En 1952, deux jeunes Argentins, l’un fraîchement diplômé en biochimie, l’autre encore étudiant en médecine, enfourchent une vieille bécane pour un périple à travers toute l’Amérique du Sud. Détail cocasse : le plus jeune des deux se nomme Ernesto Guevara. Carnets de voyage est l’adaptation du journal du Che tenu à l’époque, Mi Primer gran viaje, auquel est mêlé le récit de son compagnon de route, Alberto Granado, Con el Che por Sudamerica. Nul autre enjeu, sachant comme tout le monde à quel destin est appelé Guevara, de jouer sur l’initiation politique par la route. Aussi le pompon du film -l’éveil d’une conscience révolutionnaire dans la tête d’un jeune bourgeois portègne- est d’emblée éventé. Reste à suivre l’épopée, les milliers de kilomètres avalés par les randonneurs, avec pour seule occupation de l’esprit une seule et même triple devinette à décliner : où, quand, comment Ernesto Guevara prend en pleine figure la misère du continent ? ; où, quand, comment sa vocation naît ? (et à la limite, où, quand, comment le surnom Che lui est-il attribué ?).

A n’y voir qu’une balade à travers beautés et souffrances du continent sud-américain, le film vaut son pesant de pellicule : beaucoup de soin dans les images (signées Eric Gautier), de beaux paysages, un road-movie qui n’avance pas vraiment (dans la fiction) tout en couvrant un terrain immense (dans la géographie traversée, le plus souvent à coups de hoquets et d’ellipses kilométriques). Mais si l’on y mêle, comme son sujet le réclame, une affaire de point de vue sur un personnage -le récit quasi biblique de la jeunesse du messie- alors circulez. Salles s’affaire sagement à délogoïser le Che, le renvoyant à sa condition initiale de jeune bourgeois vraiment bien sous toutes les coutures dont le futur mythique est déjà inscrit, n’en doutons pas, dans son code génétique. Sympa, le Che en vacances, mais quand même : puisqu’il y a initiation à la révolte face à la réalité du terrain, alors il faut bien la montrer cette réalité. Et comme le film aura échoué à s’extraire du bourbier hagiographique, Salles un peu lâchement clôt son film sur une série de portraits de damnés de la terre à la Yann Arthus-Bertrand, exhibés comme garanties d’authenticité -geste de fausse générosité, ou alors générosité calculée.

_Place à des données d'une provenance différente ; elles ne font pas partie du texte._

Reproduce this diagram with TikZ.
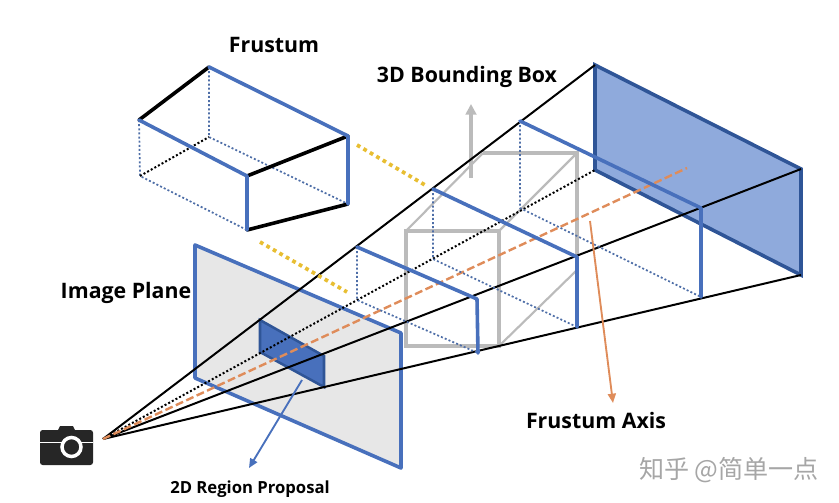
\documentclass[tikz,border=0pt]{standalone}
\usepackage{fontspec}
\setmainfont{Open Sans}
\newfontfamily\cjkfont{Noto Sans CJK SC}
\usetikzlibrary{arrows.meta}
\definecolor{FrustumBlue}{RGB}{72,112,188}
\definecolor{FarBlue}{RGB}{143,170,220}
\definecolor{DarkBlue}{RGB}{47,85,151}
\definecolor{PlaneGrey}{RGB}{231,231,231}
\definecolor{CubeGrey}{RGB}{187,187,187}
\definecolor{AxisOrange}{RGB}{223,140,90}
\definecolor{GuideYellow}{RGB}{232,190,50}
\tikzset{
  edgeblue/.style={draw=FrustumBlue, line width=2.7pt, line cap=round, line join=round},
  hiddenblue/.style={draw=DarkBlue!85!white, line width=1.3pt, dash pattern=on 1.5pt off 1.6pt},
  ray/.style={draw=black, line width=1.5pt},
  hiddenray/.style={draw=black, line width=1.5pt, dash pattern=on 1.5pt off 1.6pt},
  boxblack/.style={draw=black, line width=2.7pt, line cap=round},
  cubeedge/.style={draw=CubeGrey, line width=2.7pt},
  cubethin/.style={draw=CubeGrey, line width=1.6pt},
  guide/.style={draw=GuideYellow, line width=2.8pt, dash pattern=on 2.8pt off 2.8pt},
  axisdash/.style={draw=AxisOrange, line width=1.8pt, dash pattern=on 6pt off 2.6pt},
  caption/.style={font=\bfseries\fontsize{16}{18}\selectfont, inner sep=0pt},
}
\begin{document}
\begin{tikzpicture}[x=0.75pt, y=-0.75pt]
  \useasboundingbox (0,0) rectangle (839,503);
  % Apex and far plane
  \coordinate (apex) at (103,439);
  \coordinate (farTL) at (595,65);
  \coordinate (farTR) at (801,169);
  \coordinate (farBR) at (801,275);
  \coordinate (farBL) at (595,170);
  % Slices
  \coordinate (aTL) at (357,247);
  \coordinate (aTR) at (477,299);
  \coordinate (aBR) at (478,353);
  \coordinate (aBL) at (357,300);
  \coordinate (bTL) at (433,189);
  \coordinate (bTR) at (577,257);
  \coordinate (bBR) at (577,327);
  \coordinate (bBL) at (433,259);
  \coordinate (cTL) at (520,121);
  \coordinate (cTR) at (701,208);
  \coordinate (cBR) at (701,297);
  \coordinate (cBL) at (520,208);
  % Image plane
  \coordinate (planeTL) at (195,245);
  \coordinate (planeTR) at (401,333);
  \coordinate (planeBR) at (401,468);
  \coordinate (planeBL) at (195,378);
  \filldraw[edgeblue, fill=PlaneGrey] (planeTL) -- (planeTR) -- (planeBR) -- (planeBL) -- cycle;
  % Region proposal
  \coordinate (regionTL) at (260,320);
  \coordinate (regionTR) at (324,356);
  \coordinate (regionBR) at (324,387);
  \coordinate (regionBL) at (260,352);
  \filldraw[draw=DarkBlue, line width=1.9pt, fill=FrustumBlue] (regionTL) -- (regionTR) -- (regionBR) -- (regionBL) -- cycle;
  % Far plane
  \filldraw[draw=DarkBlue, line width=2.7pt, fill=FarBlue] (farTL) -- (farTR) -- (farBR) -- (farBL) -- cycle;
  % Cube
  \coordinate (cubeTL) at (406,231);
  \coordinate (cubeTR) at (499,231);
  \coordinate (cubeBR) at (499,346);
  \coordinate (cubeBL) at (406,346);
  \coordinate (cubeBackL) at (483,153);
  \coordinate (cubeBackR) at (577,153);
  \coordinate (cubeBackB) at (577,270);
  \draw[cubethin] (cubeTL) -- (cubeBackL);
  \draw[cubethin] (cubeTR) -- (cubeBackR);
  \draw[cubethin] (cubeBR) -- (cubeBackB);
  \draw[cubeedge] (cubeBackL) -- (cubeBackR) -- (cubeBackB);
  \draw[cubeedge] (cubeTL) -- (cubeTR) -- (cubeBR) -- (cubeBL) -- cycle;
  \coordinate (upStart) at (471,178);
  \coordinate (upEnd) at (471,104);
  \draw[-{Triangle[length=8pt,width=8pt]}, draw=CubeGrey, fill=CubeGrey, line width=2.7pt] (upStart) -- (upEnd);
  % Rays
  \draw[ray] (apex) -- (farTL);
  \draw[ray] (apex) -- (farTR);
  \draw[ray] (apex) -- (farBR);
  \draw[hiddenray] (apex) -- (farBL);
  \coordinate (axisEnd) at (687,168);
  \draw[axisdash] (apex) -- (axisEnd);
  % Frustum slices
  \draw[hiddenblue] (aTL) -- (aBL) -- (aBR);
  \draw[hiddenblue] (bTL) -- (bBL) -- (bBR);
  \draw[hiddenblue] (cTL) -- (cBL) -- (cBR);
  \draw[edgeblue] (aTL) -- (aTR) -- (aBR);
  \draw[edgeblue] (bTL) -- (bTR) -- (bBR);
  \draw[edgeblue] (cTL) -- (cTR) -- (cBR);
  % Frustum box
  \coordinate (boxBack) at (209,67);
  \coordinate (boxLeft) at (139,120);
  \coordinate (boxFront) at (247,176);
  \coordinate (boxRight) at (348,136);
  \coordinate (boxBackB) at (209,137);
  \coordinate (boxLeftB) at (140,176);
  \coordinate (boxFrontB) at (247,230);
  \coordinate (boxRightB) at (348,204);
  \draw[hiddenblue] (boxLeft) -- (boxLeftB) -- (boxFrontB);
  \draw[hiddenblue] (boxBack) -- (boxBackB) -- (boxRightB);
  \draw[hiddenray] (boxLeftB) -- (boxBackB);
  \draw[boxblack] (boxLeft) -- (boxBack);
  \draw[boxblack] (boxFront) -- (boxRight);
  \draw[boxblack] (boxFrontB) -- (boxRightB);
  \draw[edgeblue] (boxLeft) -- (boxFront) -- (boxFrontB);
  \draw[edgeblue] (boxBack) -- (boxRight) -- (boxRightB);
  % Yellow guides
  \coordinate (guideAs) at (357,145);
  \coordinate (guideAe) at (425,185);
  \coordinate (guideBs) at (260,242);
  \coordinate (guideBe) at (347,292);
  \draw[guide] (guideAs) -- (guideAe);
  \draw[guide] (guideBs) -- (guideBe);
  % Pointers
  \coordinate (axisStart) at (590,221);
  \coordinate (axisTip) at (613,403);
  \draw[-{Triangle[length=7pt,width=6pt]}, draw=AxisOrange, line width=1.4pt] (axisStart) -- (axisTip);
  \coordinate (regionStart) at (302,380);
  \coordinate (regionTip) at (249,468);
  \draw[-{Triangle[length=7pt,width=6pt]}, draw=FrustumBlue, line width=1.4pt] (regionStart) -- (regionTip);
  % Camera
  \fill[black!85] (58,430) -- (60,426) -- (73,426) -- (75,430) -- cycle;
  \fill[black!85, rounded corners=2pt] (40,430) rectangle (93,465);
  \draw[white, line width=0.7pt] (40,442) -- (93,442);
  \filldraw[draw=white, line width=2.6pt, fill=black!85] (71.5,447) circle (9.5);
  % Labels
  \node[caption] (frustumLabel) at (274,45) {Frustum};
  \node[caption] (boxLabel) at (467,77) {3D Bounding Box};
  \node[caption] (planeLabel) at (126,292.5) {Image Plane};
  \node[caption] (axisLabel) at (596,420) {Frustum Axis};
  \node[caption, font=\bfseries\fontsize{12.5}{14}\selectfont] (regionLabel) at (250,489) {2D Region Proposal};
  \node[inner sep=0pt, text=black!35, font=\fontsize{18.8}{20}\selectfont] (markLabel) at (729,470) {{\cjkfont 知乎 @简单一点}};
\end{tikzpicture}
\end{document}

De la part d’un cinéaste venu du pays de Glauber Rocha, on a le droit d’attendre mieux. Oeuvrette très consensuelle sur une figure qui n’a pas vocation à l’être : quelque chose ne tourne pas rond dans Carnets de voyage, tandis qu’une autre ronronne, ronfle, et les pas feutrés du film font tout pour l’empêcher de se réveiller.